Estudiantes Universitarios. Foto: Leonardo Estupiñan
Por: Max Barbosa Miranda
Debería apenarse quien frente a un aula universitaria precise forzar a los estudiantes a recibir clases so pena de negarle el derecho a un examen.
Es este, tal vez, uno de tantos métodos mal aprehendidos del sistema —a veces paternalista— que intenta perpetuar a la academia como única vía para adquirir conocimiento, y que obvia la rebeldía ante lo impuesto como condición inherente a los jóvenes.
El sustento de aquellos que justifican la presencia obligatoria en clases radica en una elección de modalidad de estudio presuntamente errónea. «Si querías asistencia libre podías haber optado por la educación a distancia», alegan.
Sin embargo los mecanismos para aplicar la “pérdida de derecho a examen por ausencias” como correctivo ¿pedagógico? es obra de nosotros los estudiantes.
«Cuando en el VI Congreso de la FEU se discutía el tema, se dejó enfriar debido al temor de algunos ante las máximas autoridades del país», me cuenta una de las participantes en aquella cita, hoy profesora universitaria.
«Los muchachos de la Universidad de la Habana hicimos la propuesta, porque Fidel quería escucharnos, pero otros estudiantes cambiaron bruscamente el tema y no se discutió más».
Algo ha llovido desde aquel año 2000; incluso lo suficiente para tener ya en las aulas de nuestras universidades una nueva generación que, aún tras un nuevo congreso del que no se han revelado resultados reales, se debate constantemente entre los inconvenientes que la medida acarrea.
Y si de conveniencias hablamos, ¿quién se beneficia, al final?
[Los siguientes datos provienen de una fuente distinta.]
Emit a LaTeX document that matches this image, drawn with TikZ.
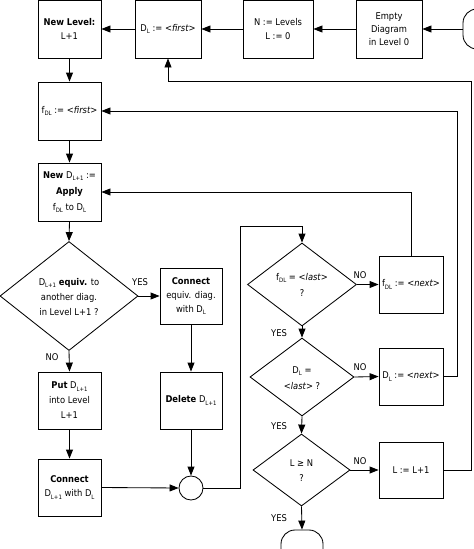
\documentclass[tikz,border=0pt]{standalone}
\usepackage{fontspec}
\setmainfont{DejaVu Sans}[FakeStretch=0.9]
\usetikzlibrary{arrows.meta,shapes.geometric,calc}
\newcommand\lsb[1]{\raisebox{-0.45ex}{\fontsize{6pt}{6pt}\selectfont #1}}
\begin{document}
\begin{tikzpicture}[x=1pt,y=-1pt,
  every node/.style={font=\fontsize{9.3pt}{14pt}\selectfont, inner sep=0pt},
  box/.style={draw, line width=0.85pt, align=center},
  dia/.style={draw, diamond, line width=0.85pt, inner sep=0pt},
  term/.style={draw, line width=0.85pt, rounded corners=14pt},
  lbl/.style={align=center},
  arr/.style={line width=0.85pt, -{Triangle[length=9pt,width=7pt]}},
  ln/.style={line width=0.85pt}]
\useasboundingbox (0,0) rectangle (474,549);
% top row
\node[box, minimum width=63pt, minimum height=58pt] (newlev) at (69.5,29) {\textbf{New Level:}\\L+1};
\node[box, minimum width=66pt, minimum height=58pt] (dlfirst) at (168,29) {D\lsb{L} := \textit{<first>}};
\node[box, minimum width=70pt, minimum height=58pt] (nlev) at (278,29) {N := Levels\\L := 0};
\node[box, minimum width=66pt, minimum height=58pt, font=\fontsize{9.3pt}{13pt}\selectfont] (empty) at (389,29) {Empty\\Diagram\\in Level 0};
\node[term, minimum width=44pt, minimum height=40pt] (start) at (485,29) {};
% left column
\node[box, minimum width=63pt, minimum height=58pt] (fdlfirst) at (69.5,111) {f\lsb{DL} := \textit{<first>}};
\node[box, minimum width=63pt, minimum height=58pt, font=\fontsize{9.3pt}{16pt}\selectfont] (newD) at (69.5,192) {\textbf{New} D\lsb{L+1} :=\\\textbf{Apply}\\f\lsb{DL} to D\lsb{L}};
\node[dia, minimum width=138pt, minimum height=109pt] (dia1) at (69,296) {};
\node[lbl, font=\fontsize{9.3pt}{15pt}\selectfont] (t1) at (69,297) {D\lsb{L+1} \textbf{equiv.} to\\another diag.\\in Level L+1 ?};
\node[box, minimum width=62pt, minimum height=56pt] (conn1) at (191,296) {\textbf{Connect}\\equiv. diag.\\with D\lsb{L}};
\node[box, minimum width=63pt, minimum height=57pt, font=\fontsize{9.3pt}{15pt}\selectfont] (put) at (69.5,400.5) {\textbf{Put} D\lsb{L+1}\\into Level\\L+1};
\node[box, minimum width=62pt, minimum height=57pt] (delete) at (191,400.5) {\textbf{Delete} D\lsb{L+1}};
\node[box, minimum width=63pt, minimum height=57pt] (conn2) at (69.5,487.5) {\textbf{Connect}\\D\lsb{L+1} with D\lsb{L}};
\node[draw, circle, line width=0.85pt, minimum size=24pt] (circ) at (191,488) {};
% right column
\node[dia, minimum width=109pt, minimum height=83pt] (dia2) at (302,284.5) {};
\node[lbl, font=\fontsize{9.3pt}{16pt}\selectfont] (t2) at (302,285) {f\lsb{DL} = \textit{<last>}\\?};
\node[box, minimum width=64pt, minimum height=57pt] (fnext) at (411,284.5) {f\lsb{DL} := \textit{<next>}};
\node[dia, minimum width=104pt, minimum height=78pt] (dia3) at (302,377) {};
\node[lbl, font=\fontsize{9.3pt}{16pt}\selectfont] (t3) at (302,378) {D\lsb{L} =\\\textit{<last>} ?};
\node[box, minimum width=64pt, minimum height=57pt] (dnext) at (411,376.5) {D\lsb{L} := \textit{<next>}};
\node[dia, minimum width=97pt, minimum height=72pt] (dia4) at (301.5,470) {};
\node[lbl, font=\fontsize{9.3pt}{15pt}\selectfont] (t4) at (301.5,471) {L ≥ N\\?};
\node[box, minimum width=64pt, minimum height=56pt] (lnext) at (411,470) {L := L+1};
\node[term, minimum width=42pt, minimum height=40pt] (endt) at (302,550) {};
% labels
\node (y1) at (140,282) {YES};
\node (n1) at (52,357) {NO};
\node (n2) at (360,275) {NO};
\node (n3) at (360,367) {NO};
\node (n4) at (360,461) {NO};
\node (y2) at (279,333) {YES};
\node (y3) at (279,426) {YES};
\node (y4) at (279,518) {YES};
% helper coordinates
\coordinate (c1) at (240,226);
\coordinate (c2) at (457,111);
\coordinate (c3) at (471,81);
% connectors
\draw[arr] (start.west) -- (empty.east);
\draw[arr] (empty.west) -- (nlev.east);
\draw[arr] (nlev.west) -- (dlfirst.east);
\draw[arr] (dlfirst.west) -- (newlev.east);
\draw[arr] (newlev.south) -- (fdlfirst.north);
\draw[arr] (fdlfirst.south) -- (newD.north);
\draw[arr] (newD.south) -- (dia1.north);
\draw[arr] (dia1.east) -- (conn1.west);
\draw[arr] (dia1.south) -- (put.north);
\draw[arr] (conn1.south) -- (delete.north);
\draw[arr] (put.south) -- (conn2.north);
\draw[arr] (delete.south) -- (circ.north);
\draw[arr] (conn2.east) -- (circ.west);
\draw[arr] (circ.east) -| (c1) -| (dia2.north);
\draw[arr] (dia2.east) -- (fnext.west);
\draw[arr] (fnext.north) |- (newD.east);
\draw[arr] (dia2.south) -- (dia3.north);
\draw[arr] (dia3.east) -- (dnext.west);
\draw[arr] (dnext.east) -| (c2) -- (fdlfirst.east);
\draw[arr] (dia3.south) -- (dia4.north);
\draw[arr] (dia4.east) -- (lnext.west);
\draw[arr] (lnext.east) -| (c3) -| (dlfirst.south);
\draw[arr] (dia4.south) -- (endt.north);
\end{tikzpicture}
\end{document}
No conozco aún a ningún estudiante que, luego de haber superado el difícil proceso para ingresar a la Educación Superior no desee sacar airoso sus exámenes.
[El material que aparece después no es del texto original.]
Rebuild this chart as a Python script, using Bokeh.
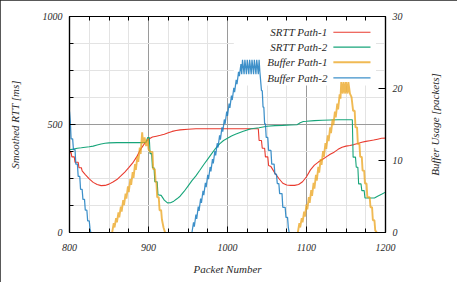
import numpy as np
from bokeh.plotting import figure
from bokeh.models import Range1d, LinearAxis, FixedTicker, BoxAnnotation, Label
from bokeh.embed import file_html
from bokeh.resources import INLINE

# ---------------- data ----------------
srtt1_pkt = [800, 802, 803, 806, 807, 811, 812, 815, 816, 820, 825, 830, 835, 840, 845, 850, 855, 860, 865, 870,
             875, 880, 885, 890, 895, 900, 905, 910, 915, 920, 925, 930, 935, 940, 950, 960, 1000, 1039, 1040, 1043,
             1044, 1047, 1048, 1051, 1052, 1055, 1060, 1065, 1070, 1075, 1080, 1085, 1090, 1095, 1100, 1105, 1110,
             1115, 1120, 1125, 1130, 1135, 1140, 1145, 1150, 1155, 1160, 1165, 1170, 1175, 1180, 1185, 1190, 1195, 1200]
srtt1_ms = [370, 370, 350, 350, 325, 325, 300, 300, 285, 268, 248, 232, 222, 217, 218, 224, 234, 245, 262, 280,
            300, 322, 350, 385, 412, 432, 442, 446, 450, 455, 462, 468, 472, 475, 478, 480, 480, 480, 426, 426,
            390, 390, 350, 350, 310, 305, 275, 250, 228, 220, 218, 218, 222, 235, 258, 290, 312,
            326, 338, 350, 362, 372, 385, 395, 400, 403, 407, 412, 418, 422, 425, 428, 432, 436, 437]

srtt2_pkt = [800, 805, 810, 815, 820, 825, 830, 835, 840, 845, 850, 860, 870, 880, 890, 897, 899, 901, 902, 904,
             905, 907, 908, 911, 912, 916, 920, 924, 928, 932, 936, 940, 945, 950, 955, 960, 965, 970, 975, 980,
             985, 990, 995, 1000, 1005, 1010, 1015, 1020, 1025, 1030, 1040, 1050, 1060, 1070, 1080, 1088, 1092,
             1096, 1100, 1110, 1120, 1130, 1140, 1150, 1158, 1159, 1162, 1163, 1165, 1166, 1169, 1170, 1173, 1174,
             1186, 1190, 1195, 1200]
srtt2_ms = [383, 386, 390, 392, 395, 397, 400, 405, 410, 413, 415, 416, 416, 416, 416, 418, 440, 440, 365, 365,
            300, 300, 235, 235, 175, 172, 150, 137, 138, 145, 156, 168, 190, 215, 240, 262, 288, 315, 340, 365,
            390, 410, 426, 436, 447, 455, 462, 469, 475, 480, 485, 492, 495, 496, 498, 499, 508,
            514, 515, 518, 520, 521, 522, 522, 522, 349, 349, 302, 302, 225, 225, 194, 194, 160,
            160, 168, 177, 187]

buf1_a_pkt = [854, 856, 857, 859, 860, 862, 863, 865, 866, 868, 869, 871, 872, 874, 875, 877, 878, 880, 881, 883,
              884, 886, 887, 889, 890, 892, 893, 895, 897, 899, 900, 902, 905, 906, 908, 909, 910, 911, 913, 914,
              916, 917, 919, 921]
buf1_a_val = [0, 1.3, 0.7, 2.0, 1.4, 2.8, 2.1, 3.6, 2.9, 4.5, 3.8, 5.4, 4.7, 6.4, 5.6, 7.4, 6.6, 8.4, 7.6, 9.5,
              8.7, 10.6, 9.8, 11.8, 10.9, 13.9, 12.4, 13.2, 12.0, 13.0, 11.6, 11.2, 11.2, 8.8, 8.8, 7.0, 7.0, 4.9, 4.9, 3.1,
              3.1, 1.8, 0.7, 0]
buf1_b_pkt = [1089, 1091, 1092, 1094, 1095, 1097, 1098, 1100, 1101, 1103, 1104, 1106, 1107, 1109, 1110, 1112, 1113,
              1115, 1116, 1118, 1119, 1121, 1122, 1124, 1125, 1127, 1128, 1130, 1131, 1133, 1134, 1136, 1137, 1139,
              1140, 1142, 1143, 1144, 1146, 1147, 1149, 1150, 1152, 1153, 1155, 1157,
              1159, 1161, 1162, 1164, 1165, 1167, 1168, 1170, 1171, 1173, 1174, 1176, 1177, 1180, 1181, 1183, 1184,
              1186, 1187, 1189]
buf1_b_val = [0, 1.3, 0.7, 2.0, 1.4, 2.9, 2.2, 3.9, 3.2, 4.9, 4.1, 5.9, 5.1, 6.9, 6.1, 8.0, 7.2,
              9.1, 8.3, 10.2, 9.4, 11.3, 10.5, 12.4, 11.6, 13.5, 12.7, 14.6, 13.8, 15.7, 14.9, 16.8, 16.0, 17.9,
              17.1, 19.2, 18.6, 20.9, 19.3, 20.9, 19.3, 20.9, 19.3, 20.9, 19.3, 18.8,
              16.9, 16.9, 14.6, 14.6, 12.3, 12.3, 10.5, 10.5, 8.6, 8.6, 6.8, 6.8, 4.9, 4.9, 3.5, 3.5, 1.7,
              1.7, 0.3, 0]

buf2_a_pkt = [800, 801, 802, 804, 805, 807, 808, 810, 811, 813, 814, 816, 817, 819, 820, 822, 823, 825, 826, 827]
buf2_a_val = [16.8, 15.5, 13.0, 13.0, 11.5, 11.5, 9.5, 9.5, 7.8, 7.8, 6.0, 6.0, 4.6, 4.6, 3.1, 3.1, 1.6, 1.6, 0.5, 0]
buf2_b_pkt = [955, 957, 958, 960, 961, 963, 964, 966, 967, 969, 970, 972, 973, 975, 976, 978, 979, 981, 982, 984,
              985, 987, 988, 990, 991, 993, 994, 996, 997, 999, 1000, 1002, 1003, 1005, 1006, 1008, 1009, 1011,
              1012, 1014, 1015, 1017, 1018, 1019, 1021, 1022, 1024, 1025, 1027, 1028, 1030, 1031, 1033, 1034,
              1036, 1037, 1039, 1040, 1041, 1043, 1044, 1045, 1046, 1047, 1048,
              1049, 1051, 1052, 1055, 1056, 1059, 1060, 1062, 1063, 1065, 1066, 1069, 1070, 1073, 1074, 1076, 1077,
              1078]
buf2_b_val = [0, 1.4, 0.8, 2.5, 1.9, 3.6, 3.0, 4.7, 4.1, 5.8, 5.2, 6.9, 6.3, 8.0, 7.4, 9.1, 8.5, 10.2, 9.6, 11.3,
              10.7, 12.4, 11.8, 13.5, 12.9, 14.6, 14.0, 15.7, 15.1, 16.8, 16.2, 17.9, 17.3, 19.0, 18.4, 20.1, 19.5, 21.2,
              20.6, 22.3, 21.7, 23.4, 22.0, 24.0, 22.0, 24.0, 22.0, 24.0, 22.0, 24.0, 22.0, 24.0, 22.0, 24.0,
              22.0, 24.0, 22.0, 24.0, 22.3, 19.7, 19.7, 17.4, 17.4, 15.1, 15.1,
              13.2, 13.2, 11.4, 11.4, 9.5, 9.5, 8.1, 8.1, 6.8, 6.8, 5.4, 5.4, 3.5, 3.5, 2.1, 2.1, 0.7,
              0]

x_major = [800, 900, 1000, 1100, 1200]
x_minor = [v for v in range(800, 1201, 25) if v % 100 != 0]
y_major = [0, 500, 1000]
y_minor = [125, 250, 375, 625, 750, 875]
buf_ticks = [0, 10, 20, 30]

labels = ["SRTT Path-1", "SRTT Path-2", "Buffer Path-1", "Buffer Path-2"]

# ---------------- styles ----------------
FONT = "Liberation Serif"
TXT = "#2a2a2a"
RED, GREEN, ORANGE, BLUE = "#e93a2e", "#17a57a", "#eba31b", "#1b7cc0"
styles = [dict(line_color=RED, line_width=1.1),
          dict(line_color=GREEN, line_width=1.1),
          dict(line_color=ORANGE, line_width=1.9, line_alpha=0.75),
          dict(line_color=BLUE, line_width=1.25, line_alpha=0.85)]

p = figure(width=457, height=282, x_range=Range1d(800, 1200), y_range=Range1d(0, 1000),
           output_backend="svg", toolbar_location=None,
           min_border_left=69, min_border_right=72, min_border_top=16, min_border_bottom=50)
p.extra_y_ranges = {"buf": Range1d(0, 30)}
p.background_fill_color = "white"
p.border_fill_color = "white"
p.outline_line_color = "black"
p.outline_line_width = 1.2
p.styles = {"outline": "1.5px solid #222222", "outline-offset": "-1.5px"}

# grids
p.xgrid.ticker = FixedTicker(ticks=[900, 1000, 1100], minor_ticks=x_minor)
p.xgrid.grid_line_color = "#9a9a9a"
p.xgrid.grid_line_width = 1
p.xgrid.minor_grid_line_color = "#e3e3e3"
p.ygrid.ticker = FixedTicker(ticks=[500], minor_ticks=y_minor)
p.ygrid.grid_line_color = "#9a9a9a"
p.ygrid.grid_line_width = 1
p.ygrid.minor_grid_line_color = "#e3e3e3"


def style_axis(ax):
    ax.axis_line_color = "black"
    ax.axis_line_width = 1.2
    ax.major_tick_line_color = "black"
    ax.minor_tick_line_color = "black"
    ax.major_tick_out = 0
    ax.minor_tick_out = 0
    ax.major_tick_in = 6
    ax.minor_tick_in = 4
    ax.major_label_text_font = FONT
    ax.major_label_text_font_style = "italic"
    ax.major_label_text_font_size = "10px"
    ax.major_label_text_color = TXT
    ax.axis_label_text_font = FONT
    ax.axis_label_text_font_style = "italic"
    ax.axis_label_text_font_size = "11px"
    ax.axis_label_text_color = TXT


xa = p.xaxis[0]
xa.ticker = FixedTicker(ticks=x_major, minor_ticks=x_minor)
style_axis(xa)
xa.major_label_standoff = 11
xa.axis_label = "Packet Number"
xa.axis_label_standoff = 9

ya = p.yaxis[0]
ya.ticker = FixedTicker(ticks=y_major, minor_ticks=y_minor)
style_axis(ya)
ya.major_label_standoff = 7
ya.axis_label = "Smoothed RTT [ms]"
ya.axis_label_standoff = 19

top = LinearAxis(ticker=FixedTicker(ticks=[], minor_ticks=x_major + x_minor))
style_axis(top)
p.add_layout(top, "above")

right = LinearAxis(y_range_name="buf", ticker=FixedTicker(ticks=buf_ticks, minor_ticks=[]))
style_axis(right)
right.major_tick_in = 7
right.major_label_standoff = 7
p.add_layout(right, "right")

# right axis title, reading bottom to top, in the right side panel (not clipped)
p.add_layout(Label(x=1263, y=500, text="Buffer Usage [packets]", angle=np.pi / 2,
                   text_align="center", text_baseline="middle", text_font=FONT,
                   text_font_style="italic", text_font_size="11px", text_color=TXT), "right")

# legend background (white box over grid, under data)
p.add_layout(BoxAnnotation(left=1008, right=1188, bottom=680, top=1000, fill_color="white",
                           fill_alpha=1, line_alpha=0, level="underlay"))

# data
p.line(srtt1_pkt, srtt1_ms, **styles[0])
p.line(srtt2_pkt, srtt2_ms, **styles[1])
b1x = buf1_a_pkt + [np.nan] + buf1_b_pkt
b1y = buf1_a_val + [np.nan] + buf1_b_val
p.line(b1x, b1y, y_range_name="buf", **styles[2])
b2x = buf2_a_pkt + [np.nan] + buf2_b_pkt
b2y = buf2_a_val + [np.nan] + buf2_b_val
p.line(b2x, b2y, y_range_name="buf", **styles[3])

# custom legend: text then sample line
leg_rows = [927, 858, 788, 716]
for lab, yy, st in zip(labels, leg_rows, styles):
    p.add_layout(Label(x=1126.5, y=yy, text=lab, text_align="right", text_baseline="middle",
                       text_font=FONT, text_font_style="italic", text_font_size="11px",
                       text_color=TXT))
    p.line([1134, 1181], [yy, yy], **st)

open("out.html", "w").write(file_html(p, INLINE))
Tampoco creo que exista profesor que disfrute ver a sus alumnos en un mundial por ausencias sin sentirse derrotado en su labor formativa.Si así fuere habría que preguntarse para quiénes trabaja hoy la universidad: para niños que aceptan sin crearse juicio acerca de las decisiones, temerosos de sus intransigentes maestros; o para jóvenes maduros capaces de cuestionar lo correcto para su formación, desde su óptica, y de discutirlo con responsabilidad y respeto con sus profesores.
Cierto es que la mayor parte de quienes enseñan coinciden en que también es una derrota no tener a los muchachos en el aula de manera voluntaria pues, ello les denota desinterés por un trabajo para el que realmente se esfuerzan. Pero como van los nuevos tiempos es necesario inquirir qué resulta realmente motivador para mantener a un estudiante en clases.
Las tecnologías hoy permiten aprender más en un tiempo menor al de antaño.
Es entonces donde al aula, más que un espacio reiterativo de lo que muchos ya tienen incorporado, le toca convertirse en centro de reflexión acerca de ese conocimiento, de la mano de un profesor capaz de guiar con su experiencia debates interesantes y amenos.
Por el contrario, la reprimenda punitiva ante la opción de aprovechar el tiempo en función de lo útil cuando ello no sucede, y el aporte al conocimiento integral de la vida universitaria, provoca el alejamiento del estudiante de la Universidad, como condición humana de rechazo a lo impuesto.
Quizás sea menester de todos el construir programas académicos interesantes y novedosos —como pretendió en algún momento el “Plan D”, pensado desde la concepción colectiva para no sentirnos, tantas veces, atados contra el pupitre.